Мне она постоянно рассказывала, что у нее в коммуну забрали новенькую сельницу, которую она только что купила, а лавки, на которых сидели еще прадеды, пришлось выбросить — в новой комнате их некуда было поставить, их заменили табуретки.
Наступило время, когда бабушка окончательно сдала. Раньше она хвасталась, намекая на себя:
— Стар гриб, да корень свеж.
Потом уже заявляла, и это была правда:
— Плоть немощна, да дух добр.
Затем появились другие мотивы:
— Садился — бодрился, а сел — свалился. Охо-хо. Здоровье-то мое зелено пожато, сыро съедено.
Бабушка то и дело жаловалась:
— Стала беспамятная, будто муха.
Наконец начала о смерти думать, побаиваться ее:
— Старость не радость, да и смерть не корысть.
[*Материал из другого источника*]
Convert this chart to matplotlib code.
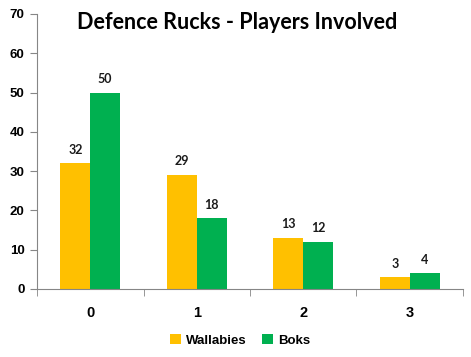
""" defence rucks - players involved """

import numpy as np
import matplotlib.pyplot as plt

OUT_FN = 'out.png'

categories = ['0', '1', '2', '3']
wallabies = [32, 29, 13, 3]
boks = [50, 18, 12, 4]
series_names = ['Wallabies', 'Boks']
colors = ['#FFC000', '#00B050']

fig = plt.figure(figsize=(4.71, 3.57), dpi=100)
ax = fig.add_axes([0.0786, 0.1905, 0.9044, 0.7705])

x = np.arange(len(categories))
w = 0.28
bars1 = ax.bar(x - w / 2, wallabies, w, color=colors[0], label=series_names[0])
bars2 = ax.bar(x + w / 2, boks, w, color=colors[1], label=series_names[1])

for bars in (bars1, bars2):
    for b in bars:
        ax.annotate(str(int(b.get_height())),
                    (b.get_x() + b.get_width() / 2, b.get_height()),
                    xytext=(0, 5.5), textcoords='offset points',
                    ha='center', va='bottom', fontsize=9,
                    fontweight='bold', family='Lato', color='#1a1a1a')

ax.set_xlim(-0.5, len(categories) - 0.5)
ax.set_ylim(0, 70)
ax.set_yticks(range(0, 71, 10))
ax.set_xticks(x)
ax.set_xticklabels(categories)
ax.set_xticks(np.arange(-0.5, len(categories)), minor=True)

for s in ['top', 'right']:
    ax.spines[s].set_visible(False)
for s in ['left', 'bottom']:
    ax.spines[s].set_color('#868686')

ax.tick_params(axis='y', length=5, color='#868686', labelsize=9.5, pad=4)
ax.tick_params(axis='x', which='major', length=0, labelsize=10.5, pad=12)
ax.tick_params(axis='x', which='minor', length=5, color='#868686')
for lab in ax.get_xticklabels() + ax.get_yticklabels():
    lab.set_fontweight('bold')
    lab.set_family('Liberation Sans')

fig.text(0.503, 0.936, 'Defence Rucks - Players Involved', ha='center',
         va='center', fontsize=15.5, fontweight='bold', family='Lato')

fig.legend(loc='center', bbox_to_anchor=(0.51, 0.046), ncol=2, frameon=False,
           handlelength=0.8, handleheight=0.8, handletextpad=0.4,
           columnspacing=1.2, prop={'family': 'Liberation Sans',
                                    'weight': 'bold', 'size': 9.5})

plt.savefig(OUT_FN)
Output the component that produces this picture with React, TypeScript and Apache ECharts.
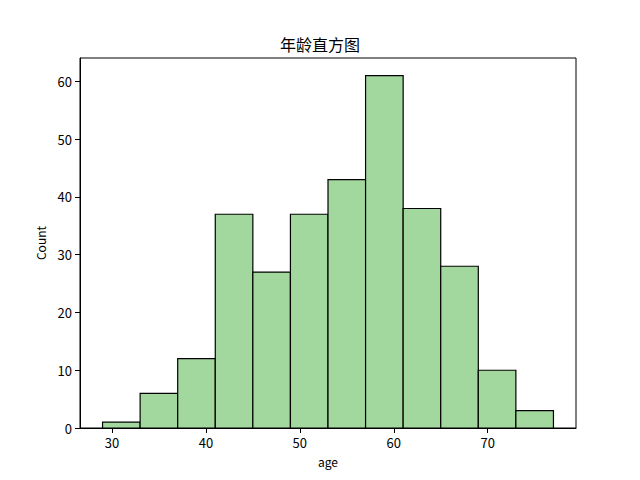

Не находка, говорю, смерть. Больно не хотца умирать-то.
И все чаще упивалась воспоминаниями:
— Эх, я молода бывала, дак на крыльях летала. Стара счас стала, дак на кровати лежу. Бывало, ох, мужиков проклятых любила. Сказать смешно, да и утаить грешно. А счас че? Съела бабка Парашкева зубы, остались язык да губы. Только позубоскалить и осталось. Дак ведь не до смеху теперь, здоровья-то совсем не стало. А ведь если по правде говорить, то как мы жили прежде-то? Так-то не работали, не ломали. Летом от зари до зари, что говорить, зато зимой, кажись, сиди на печи да три кирпичи. Дак опять есть нечего, не работали, зато голодом сидели. Да что ни год, то робенок. Детей было в каждом доме как в комарище. И ведь каждого жалко. Даже у всякой собаки своя кличка имеется, а тут ведь робенок — как ни поверни, своя кровь. У себя-то во рту каждый зуб болен.